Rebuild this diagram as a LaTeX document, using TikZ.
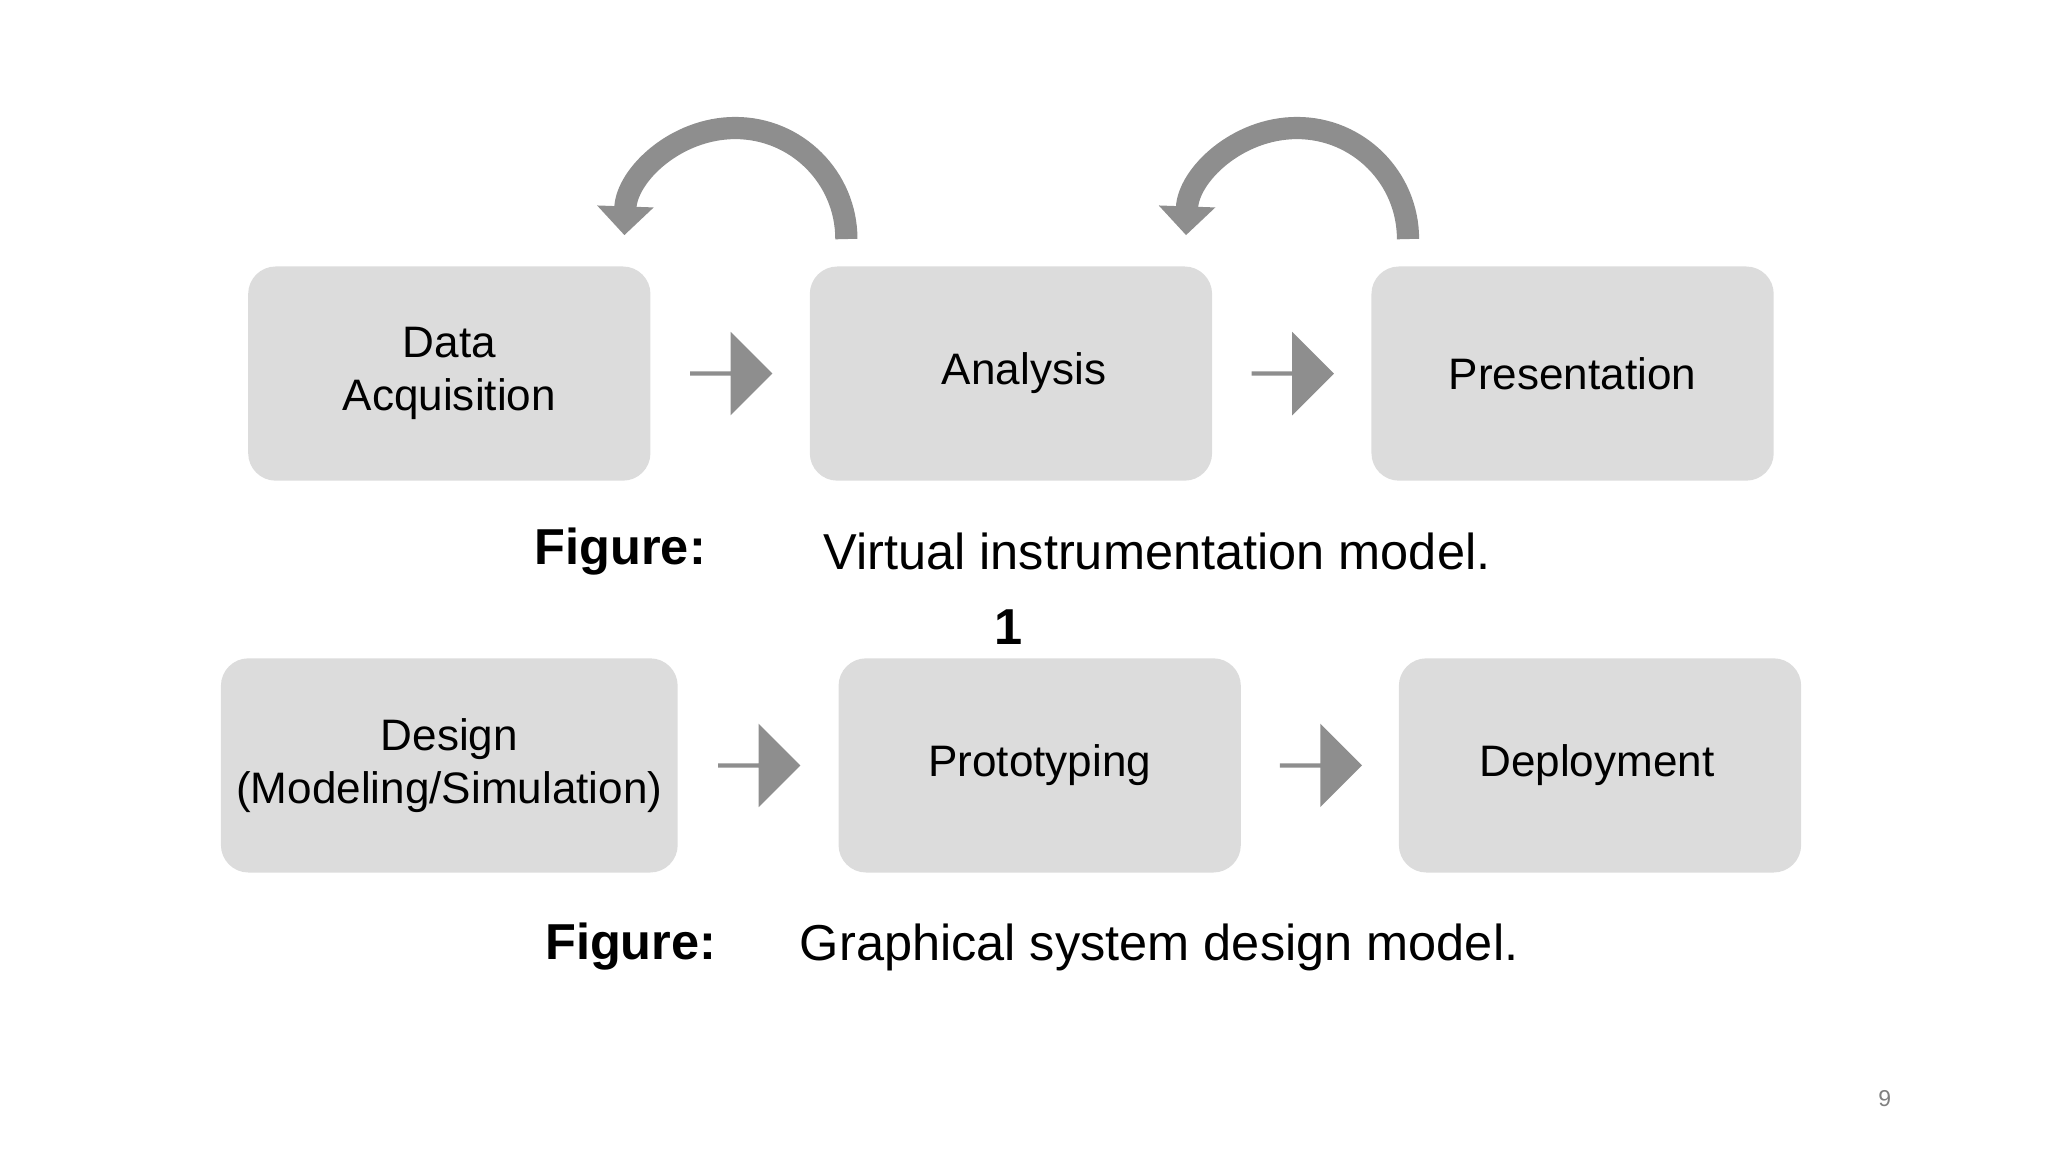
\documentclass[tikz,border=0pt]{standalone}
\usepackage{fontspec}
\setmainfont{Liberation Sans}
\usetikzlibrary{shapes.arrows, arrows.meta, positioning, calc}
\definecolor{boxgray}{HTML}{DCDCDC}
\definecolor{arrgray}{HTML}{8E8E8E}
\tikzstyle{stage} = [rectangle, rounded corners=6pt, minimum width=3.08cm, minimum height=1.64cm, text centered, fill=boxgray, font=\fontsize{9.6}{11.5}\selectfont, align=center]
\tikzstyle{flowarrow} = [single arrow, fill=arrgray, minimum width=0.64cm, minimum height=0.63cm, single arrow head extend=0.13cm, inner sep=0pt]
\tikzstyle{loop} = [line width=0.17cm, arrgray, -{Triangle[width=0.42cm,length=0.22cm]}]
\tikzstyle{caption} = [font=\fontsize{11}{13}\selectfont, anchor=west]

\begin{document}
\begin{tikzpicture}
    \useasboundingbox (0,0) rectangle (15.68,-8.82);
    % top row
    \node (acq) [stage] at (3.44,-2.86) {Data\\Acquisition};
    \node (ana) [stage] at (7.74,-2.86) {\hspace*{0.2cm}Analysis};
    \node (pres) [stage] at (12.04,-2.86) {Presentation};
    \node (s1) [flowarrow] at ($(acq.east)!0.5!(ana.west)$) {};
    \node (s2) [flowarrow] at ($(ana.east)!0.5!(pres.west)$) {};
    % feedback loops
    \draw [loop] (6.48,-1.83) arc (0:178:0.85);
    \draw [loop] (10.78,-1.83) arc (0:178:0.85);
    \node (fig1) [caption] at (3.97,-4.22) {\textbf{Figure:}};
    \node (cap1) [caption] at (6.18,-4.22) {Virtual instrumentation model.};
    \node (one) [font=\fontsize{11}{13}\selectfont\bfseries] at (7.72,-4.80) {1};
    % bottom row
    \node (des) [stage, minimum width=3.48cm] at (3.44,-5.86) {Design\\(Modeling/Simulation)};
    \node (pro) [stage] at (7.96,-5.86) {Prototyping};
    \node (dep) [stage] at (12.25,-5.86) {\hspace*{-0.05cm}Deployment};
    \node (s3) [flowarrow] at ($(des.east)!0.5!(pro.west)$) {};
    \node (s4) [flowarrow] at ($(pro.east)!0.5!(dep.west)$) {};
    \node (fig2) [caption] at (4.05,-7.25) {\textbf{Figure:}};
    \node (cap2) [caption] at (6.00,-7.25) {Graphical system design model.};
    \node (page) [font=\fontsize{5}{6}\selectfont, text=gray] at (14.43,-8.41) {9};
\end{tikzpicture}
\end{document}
********************
WRITTEN TASK: Output the data above without changes, apart from leaving out the pictures.

SOLUTION FOR THIS TASK:
Rebuild this diagram as a LaTeX document, using TikZ.
\documentclass[tikz,border=0pt]{standalone}
\usepackage{fontspec}
\setmainfont{Liberation Sans}
\usetikzlibrary{shapes.arrows, arrows.meta, positioning, calc}
\definecolor{boxgray}{HTML}{DCDCDC}
\definecolor{arrgray}{HTML}{8E8E8E}
\tikzstyle{stage} = [rectangle, rounded corners=6pt, minimum width=3.08cm, minimum height=1.64cm, text centered, fill=boxgray, font=\fontsize{9.6}{11.5}\selectfont, align=center]
\tikzstyle{flowarrow} = [single arrow, fill=arrgray, minimum width=0.64cm, minimum height=0.63cm, single arrow head extend=0.13cm, inner sep=0pt]
\tikzstyle{loop} = [line width=0.17cm, arrgray, -{Triangle[width=0.42cm,length=0.22cm]}]
\tikzstyle{caption} = [font=\fontsize{11}{13}\selectfont, anchor=west]

\begin{document}
\begin{tikzpicture}
    \useasboundingbox (0,0) rectangle (15.68,-8.82);
    % top row
    \node (acq) [stage] at (3.44,-2.86) {Data\\Acquisition};
    \node (ana) [stage] at (7.74,-2.86) {\hspace*{0.2cm}Analysis};
    \node (pres) [stage] at (12.04,-2.86) {Presentation};
    \node (s1) [flowarrow] at ($(acq.east)!0.5!(ana.west)$) {};
    \node (s2) [flowarrow] at ($(ana.east)!0.5!(pres.west)$) {};
    % feedback loops
    \draw [loop] (6.48,-1.83) arc (0:178:0.85);
    \draw [loop] (10.78,-1.83) arc (0:178:0.85);
    \node (fig1) [caption] at (3.97,-4.22) {\textbf{Figure:}};
    \node (cap1) [caption] at (6.18,-4.22) {Virtual instrumentation model.};
    \node (one) [font=\fontsize{11}{13}\selectfont\bfseries] at (7.72,-4.80) {1};
    % bottom row
    \node (des) [stage, minimum width=3.48cm] at (3.44,-5.86) {Design\\(Modeling/Simulation)};
    \node (pro) [stage] at (7.96,-5.86) {Prototyping};
    \node (dep) [stage] at (12.25,-5.86) {\hspace*{-0.05cm}Deployment};
    \node (s3) [flowarrow] at ($(des.east)!0.5!(pro.west)$) {};
    \node (s4) [flowarrow] at ($(pro.east)!0.5!(dep.west)$) {};
    \node (fig2) [caption] at (4.05,-7.25) {\textbf{Figure:}};
    \node (cap2) [caption] at (6.00,-7.25) {Graphical system design model.};
    \node (page) [font=\fontsize{5}{6}\selectfont, text=gray] at (14.43,-8.41) {9};
\end{tikzpicture}
\end{document}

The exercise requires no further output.